Another key difference: the drills we perform cannot be done on public streets, and require very specific training for our instructors.
C&S: Who needs crash prevention training?
DS: All drivers can benefit from this course. We’ve generally seen a 70 percent reduction in crashes for new drivers and a surprisingly high impact on experienced drivers. (Some insurance carriers report that the crash reduction for them is equal to or greater than that of teens.) We train police, firefighters, teens, seniors, moms, dads, and everyone in between.
Worth noting: we really want to see new drivers in the month or so before they go for their license test. This way we can give them the necessary skills and experiences before they’re out on the roads by themselves.
C&S: What’s the biggest obstacle to bringing more drivers into crash prevention training?

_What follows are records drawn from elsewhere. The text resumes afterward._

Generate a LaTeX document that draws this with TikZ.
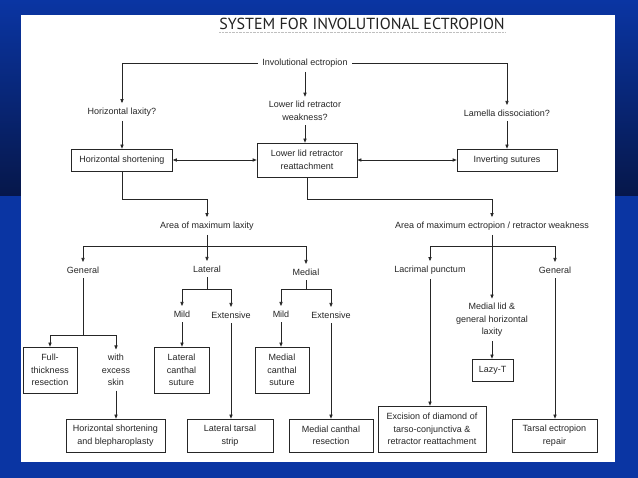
\documentclass[tikz,border=0pt]{standalone}
\usepackage{fontspec}
\setmainfont{Liberation Sans}
\newfontfamily\titlefont{PT Sans}
\usetikzlibrary{arrows.meta,positioning,calc}
\definecolor{slideBlue}{HTML}{0A35A3}
\definecolor{slideNavy}{HTML}{06174A}
\definecolor{ink}{HTML}{262626}
\definecolor{titleInk}{HTML}{222222}

\begin{document}
\begin{tikzpicture}[
    x=1pt, y=-1pt,
    every node/.style={font=\fontsize{9}{12.5}\selectfont, text=ink},
    label/.style={align=center, inner sep=4.5pt},
    box/.style={draw=ink, line width=0.7pt, fill=white, align=center, inner sep=2pt},
    line/.style={draw=ink, line width=0.7pt, -{Triangle[length=4pt, width=3.2pt]}},
    plain/.style={draw=ink, line width=0.7pt},
    dline/.style={draw=ink, line width=0.7pt, {Triangle[length=4pt, width=3.2pt]}-{Triangle[length=4pt, width=3.2pt]}}
  ]
    % Slide background
    \useasboundingbox (0,0) rectangle (638,478);
    \fill[slideBlue] (0,0) rectangle (638,478);
    \shade[top color=slideBlue, bottom color=slideNavy] (0,0) rectangle (638,196);
    \fill[white] (21,15) rectangle (615,462);

    % Title
    \node[font=\titlefont\fontsize{16}{18}\selectfont, text=titleInk, inner sep=0pt] (title) at (362,24) {SYSTEM FOR INVOLUTIONAL ECTROPION};
    \draw[gray!50, line width=1pt, dash pattern=on 0.8pt off 0.6pt] ([yshift=-3pt]title.south west) -- ([yshift=-3pt]title.south east);

    % Nodes Row 1
    \node[label] (invo) at (305,63) {Involutional ectropion};
    \node[label] (hlax) at (122,112) {Horizontal laxity?};
    \node[label] (llw) at (305,111) {Lower lid retractor\\weakness?};
    \node[label] (ldis) at (507,113) {Lamella dissociation?};
    \node[box, minimum width=101, minimum height=22] (hshort) at (122,160) {Horizontal shortening};
    \node[box, minimum width=100, minimum height=34] (llrr) at (307,160) {Lower lid retractor\\reattachment};
    \node[box, minimum width=100, minimum height=22] (invs) at (507,160) {Inverting sutures};

    % Nodes Row 2
    \node[label] (aml) at (207,226) {Area of maximum laxity};
    \node[label] (ame) at (492,226) {Area of maximum ectropion / retractor weakness};
    \node[label] (gen1) at (83,270) {General};
    \node[label] (lat) at (207,269) {Lateral};
    \node[label] (med) at (306,272) {Medial};
    \node[label] (lac) at (430,270) {Lacrimal punctum};
    \node[label] (gen2) at (555,270) {General};
    \node[label] (lmild) at (182,314) {Mild};
    \node[label] (lext) at (231,315) {Extensive};
    \node[label] (mmild) at (281,314) {Mild};
    \node[label] (mext) at (331,315) {Extensive};
    \node[label] (medlid) at (492,320) {Medial lid \&\\general horizontal\\laxity};

    % Nodes Row 3
    \node[box, minimum width=54, minimum height=46] (full) at (50,370) {Full-\\thickness\\resection};
    \node[label] (excess) at (116,370) {with\\excess\\skin};
    \node[box, minimum width=55, minimum height=46] (lcs) at (181.5,370) {Lateral\\canthal\\suture};
    \node[box, minimum width=54, minimum height=46] (mcs) at (282,370) {Medial\\canthal\\suture};
    \node[box, minimum width=41, minimum height=22] (lazy) at (492.5,370) {Lazy-T};
    \node[box, minimum width=99, minimum height=33] (hsb) at (115.5,435.5) {Horizontal shortening\\and blepharoplasty};
    \node[box, minimum width=86, minimum height=33] (lts) at (230,435.5) {Lateral tarsal\\strip};
    \node[box, minimum width=84, minimum height=33] (mcr) at (331,435.5) {Medial canthal\\resection};
    \node[box, minimum width=108, minimum height=46] (exc) at (432,429) {Excision of diamond of\\tarso-conjunctiva \&\\retractor reattachment};
    \node[box, minimum width=85, minimum height=33] (tar) at (554.5,435.5) {Tarsal ectropion\\repair};

    % Branch points
    \coordinate (busA) at (207,246);
    \coordinate (busE) at (492,246);
    \coordinate (busL) at (207,289);
    \coordinate (busM) at (306,289);
    \coordinate (busG) at (83,335);

    % Edges Row 1
    \draw[line] (invo.west) -| (hlax.north);
    \draw[line] (invo.east) -| (ldis.north);
    \draw[line] (invo) -- (llw);
    \draw[line] (hlax) -- (hshort);
    \draw[line] (llw) -- (llrr.north -| llw.south);
    \draw[line] (ldis) -- (invs);
    \draw[dline] (hshort) -- (llrr);
    \draw[dline] (llrr) -- (invs);

    % Edges Row 1 to Row 2
    \draw[line] (hshort.south) -- ++(0,28) -| (aml.north);
    \draw[line] (llrr.south) -- ++(0,22) -| (ame.north);

    % Edges Row 2
    \draw[plain] (aml) -- (busA);
    \draw[line] (busA) -| (gen1.north);
    \draw[line] (busA) -- (lat);
    \draw[line] (busA) -| (med.north);
    \draw[plain] (lat) -- (busL);
    \draw[line] (busL) -| (lmild.north);
    \draw[line] (busL) -| (lext.north);
    \draw[plain] (med) -- (busM);
    \draw[line] (busM) -| (mmild.north);
    \draw[line] (busM) -| (mext.north);
    \draw[line] (ame) -- (medlid);
    \draw[line] (busE) -| (lac.north);
    \draw[line] (busE) -| (gen2.north);

    % Edges Row 3
    \draw[plain] (gen1) -- (busG);
    \draw[line] (busG) -| (full.north);
    \draw[line] (busG) -| (excess.north);
    \draw[line] (excess.south) -- (excess.south |- hsb.north);
    \draw[line] (lmild) -- (lmild.south |- lcs.north);
    \draw[line] (lext.south) -- (lext.south |- lts.north);
    \draw[line] (mmild) -- (mmild.south |- mcs.north);
    \draw[line] (mext.south) -- (mext.south |- mcr.north);
    \draw[line] (medlid) -- (medlid.south |- lazy.north);
    \draw[line] (lac.south) -- (lac.south |- exc.north);
    \draw[line] (gen2.south) -- (gen2.south |- tar.north);
  \end{tikzpicture}
\end{document}
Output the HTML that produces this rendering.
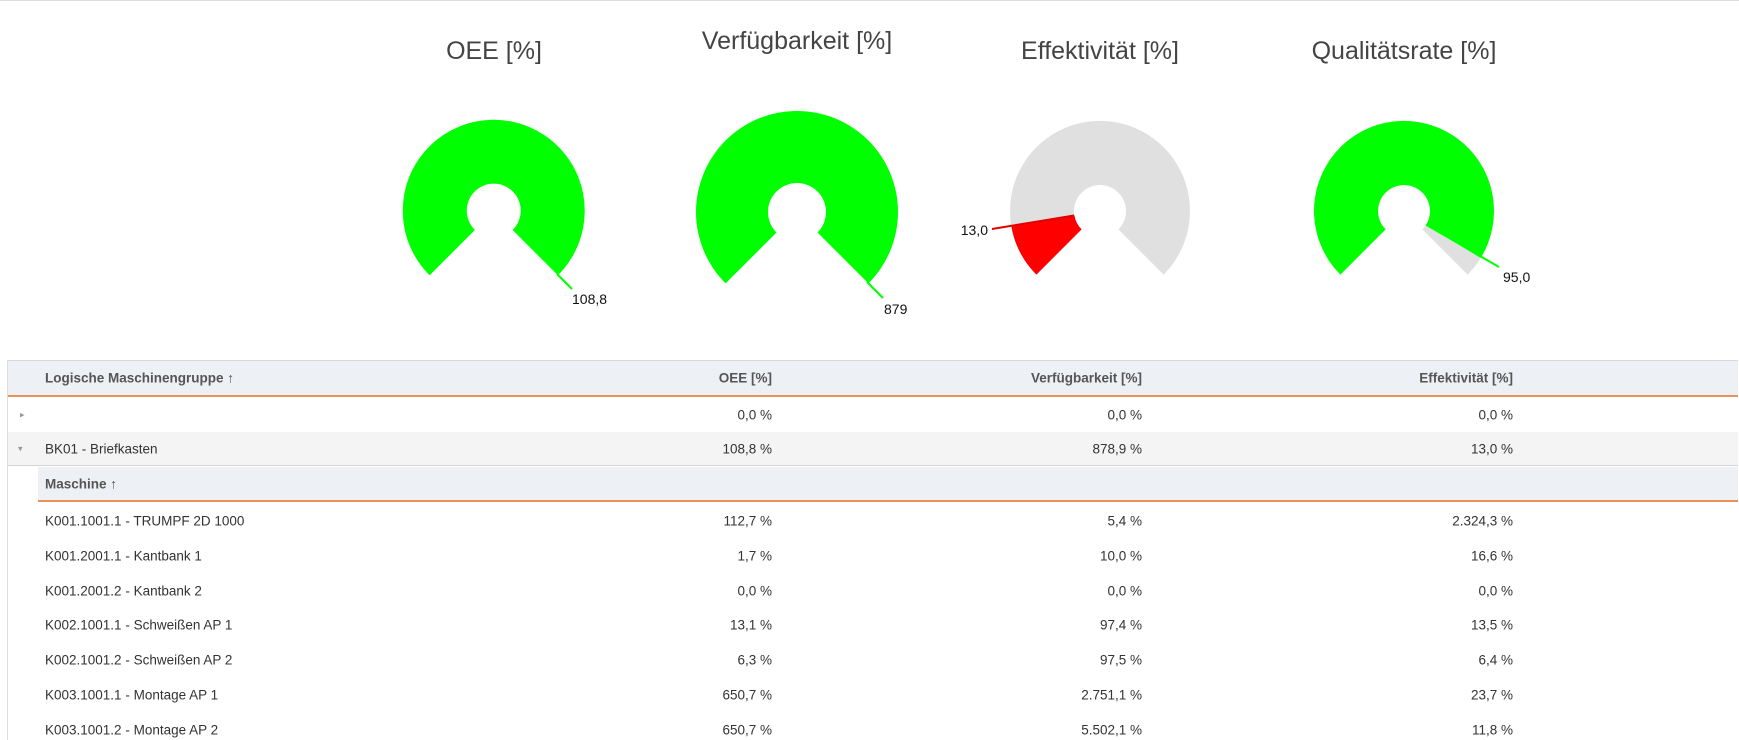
<!DOCTYPE html>
<html><head><meta charset="utf-8"><style>
body{margin:0;width:1739px;height:740px;overflow:hidden;background:#fff;font-family:"Liberation Sans",sans-serif;position:relative}
.t{position:absolute;white-space:nowrap}
.title{font-size:25px;color:#444;font-weight:300;transform:translateX(-50%)}
.c{font-size:13.5px;color:#333;transform:translateY(-50%)}
.r{text-align:right}
.h{font-weight:bold;color:#555}
.band{position:absolute;left:8px;right:1px}
</style></head><body>
<div style="position:absolute;left:0;top:0;width:1739px;height:1px;background:#ddd"></div>
<div class="t title" style="left:494px;top:37px">OEE [%]</div>
<div class="t title" style="left:797px;top:27px">Verfügbarkeit [%]</div>
<div class="t title" style="left:1100px;top:37px">Effektivität [%]</div>
<div class="t title" style="left:1404px;top:37px">Qualitätsrate [%]</div>
<svg width="1739" height="360" style="position:absolute;left:0;top:0">
<g font-family="Liberation Sans,sans-serif" font-size="14" fill="#111">
<!-- OEE -->
<path d="M429.6,275.3 A91,91 0 1 1 557.9,275.3 L512.6,230 A27,27 0 1 0 474.9,230 Z" fill="#00ff00"/>
<line x1="557" y1="274" x2="572" y2="289" stroke="#00ff00" stroke-width="2"/>
<text x="572" y="304">108,8</text>
<!-- Verf -->
<path d="M725.6,283.4 A101,101 0 1 1 868.4,283.4 L817.5,232.5 A29,29 0 1 0 776.5,232.5 Z" fill="#00ff00"/>
<line x1="867" y1="282" x2="883" y2="298" stroke="#00ff00" stroke-width="2"/>
<text x="884" y="314">879</text>
<!-- Eff -->
<path d="M1036.4,274.6 A90,90 0 1 1 1163.6,274.6 L1118.4,229.4 A26,26 0 1 0 1081.6,229.4 Z" fill="#e0e0e0"/>
<path d="M1036.4,274.6 A90,90 0 0 1 1011.4,226.6 L1074.4,215.5 A26,26 0 0 0 1081.6,229.4 Z" fill="#ff0000"/>
<line x1="1074" y1="215.5" x2="992" y2="229" stroke="#e00000" stroke-width="2"/>
<text x="988" y="235" text-anchor="end">13,0</text>
<!-- Qual -->
<path d="M1340.4,274.6 A90,90 0 1 1 1467.6,274.6 L1422.4,229.4 A26,26 0 1 0 1385.6,229.4 Z" fill="#e0e0e0"/>
<path d="M1340.4,274.6 A90,90 0 1 1 1480.7,258 L1426.2,224.6 A26,26 0 1 0 1385.6,229.4 Z" fill="#00ff00"/>
<line x1="1426" y1="224.6" x2="1499" y2="267" stroke="#00ff00" stroke-width="2"/>
<text x="1503" y="282">95,0</text>
</g></svg>

<!-- table -->
<div style="position:absolute;left:7px;top:360px;width:1px;height:380px;background:#ddd"></div>
<div class="band" style="top:360px;height:1px;background:#d8d8d8"></div>
<div class="band" style="top:361px;height:34px;background:#edf0f5"></div>
<div class="band" style="top:395px;height:2px;background:#e8925a"></div>
<div class="band" style="top:432px;height:33px;background:#f4f4f4"></div>
<div class="band" style="top:465px;height:1px;background:#d4d4d4"></div>
<div style="position:absolute;left:38px;right:1px;top:467px;height:33px;background:#edf0f5"></div>
<div style="position:absolute;left:38px;right:1px;top:500px;height:2px;background:#e8925a"></div>

<div class="t c h" style="left:45px;top:378px">Logische Maschinengruppe ↑</div>
<div class="t c h r" style="right:967px;top:378px">OEE [%]</div>
<div class="t c h r" style="right:597px;top:378px">Verfügbarkeit [%]</div>
<div class="t c h r" style="right:226px;top:378px">Effektivität [%]</div>

<div class="t c" style="left:20px;top:415px;font-size:9px;color:#999">▸</div>
<div class="t c r" style="right:967px;top:415px">0,0 %</div>
<div class="t c r" style="right:597px;top:415px">0,0 %</div>
<div class="t c r" style="right:226px;top:415px">0,0 %</div>

<div class="t c" style="left:18px;top:449px;font-size:9px;color:#999">▾</div>
<div class="t c" style="left:45px;top:449px">BK01 - Briefkasten</div>
<div class="t c r" style="right:967px;top:449px">108,8 %</div>
<div class="t c r" style="right:597px;top:449px">878,9 %</div>
<div class="t c r" style="right:226px;top:449px">13,0 %</div>

<div class="t c h" style="left:45px;top:484px">Maschine ↑</div>

<div class="t c" style="left:45px;top:521px">K001.1001.1 - TRUMPF 2D 1000</div>
<div class="t c r" style="right:967px;top:521px">112,7 %</div>
<div class="t c r" style="right:597px;top:521px">5,4 %</div>
<div class="t c r" style="right:226px;top:521px">2.324,3 %</div>

<div class="t c" style="left:45px;top:556px">K001.2001.1 - Kantbank 1</div>
<div class="t c r" style="right:967px;top:556px">1,7 %</div>
<div class="t c r" style="right:597px;top:556px">10,0 %</div>
<div class="t c r" style="right:226px;top:556px">16,6 %</div>

<div class="t c" style="left:45px;top:591px">K001.2001.2 - Kantbank 2</div>
<div class="t c r" style="right:967px;top:591px">0,0 %</div>
<div class="t c r" style="right:597px;top:591px">0,0 %</div>
<div class="t c r" style="right:226px;top:591px">0,0 %</div>

<div class="t c" style="left:45px;top:625px">K002.1001.1 - Schweißen AP 1</div>
<div class="t c r" style="right:967px;top:625px">13,1 %</div>
<div class="t c r" style="right:597px;top:625px">97,4 %</div>
<div class="t c r" style="right:226px;top:625px">13,5 %</div>

<div class="t c" style="left:45px;top:660px">K002.1001.2 - Schweißen AP 2</div>
<div class="t c r" style="right:967px;top:660px">6,3 %</div>
<div class="t c r" style="right:597px;top:660px">97,5 %</div>
<div class="t c r" style="right:226px;top:660px">6,4 %</div>

<div class="t c" style="left:45px;top:695px">K003.1001.1 - Montage AP 1</div>
<div class="t c r" style="right:967px;top:695px">650,7 %</div>
<div class="t c r" style="right:597px;top:695px">2.751,1 %</div>
<div class="t c r" style="right:226px;top:695px">23,7 %</div>

<div class="t c" style="left:45px;top:730px">K003.1001.2 - Montage AP 2</div>
<div class="t c r" style="right:967px;top:730px">650,7 %</div>
<div class="t c r" style="right:597px;top:730px">5.502,1 %</div>
<div class="t c r" style="right:226px;top:730px">11,8 %</div>
</body></html>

DS: I would say apathy is the number one obstacle. If more parents appreciated how dangerous driving can be, they would require their child to participate. I think they’d also press for more aggressive state driving tests, which would result in the traditional driver education courses needing to enhance their programs. This is the model in other countries and my hope is that it comes here.
The time factor is also complicated. I have four kids of my own, so I know that carving out 4.5 hours, plus travel time, on a weekend or school vacation is a struggle. Again though, if people understood how important this is they would make the time.
C&S: Why should parents encourage their children to take the training?
DS: Cars today have lots of bells and whistles. Many are distracting. Many could save your life. Yet most people don’t know how to use them. When I got my license, going 60mph felt like flying. Today, going 80mph feels like you’re sitting on your living room sofa. There’s definitely a false sense of security.
On a budgetary note, taking the course can also lead to significant auto insurance discounts.
C&S: What makes your organization qualified to provide this instruction?
DS: We have a large staff of instructors; many have been with us for over 10 years. Our instructors generally have a racing background. This doesn’t mean they are trying to recruit you or your teens to become a racecar driver. But it does mean they really understand the physics of driving. Often they can tell what you did wrong in a drill with their eyes closed.
C&S: How do you know crash prevention training works?
DS: Nearly every experienced driver who completes our course comments that they are blown away by how much they didn’t understand about driving. The programs our course is based on have resulted in significantly lower crash rates in other countries. The insurance companies who offer discounts to our graduates have seen historical data to support the savings. Then of course there are the hundreds of emails I get from drivers (or parents) who avoided a crash with the skills they learned here.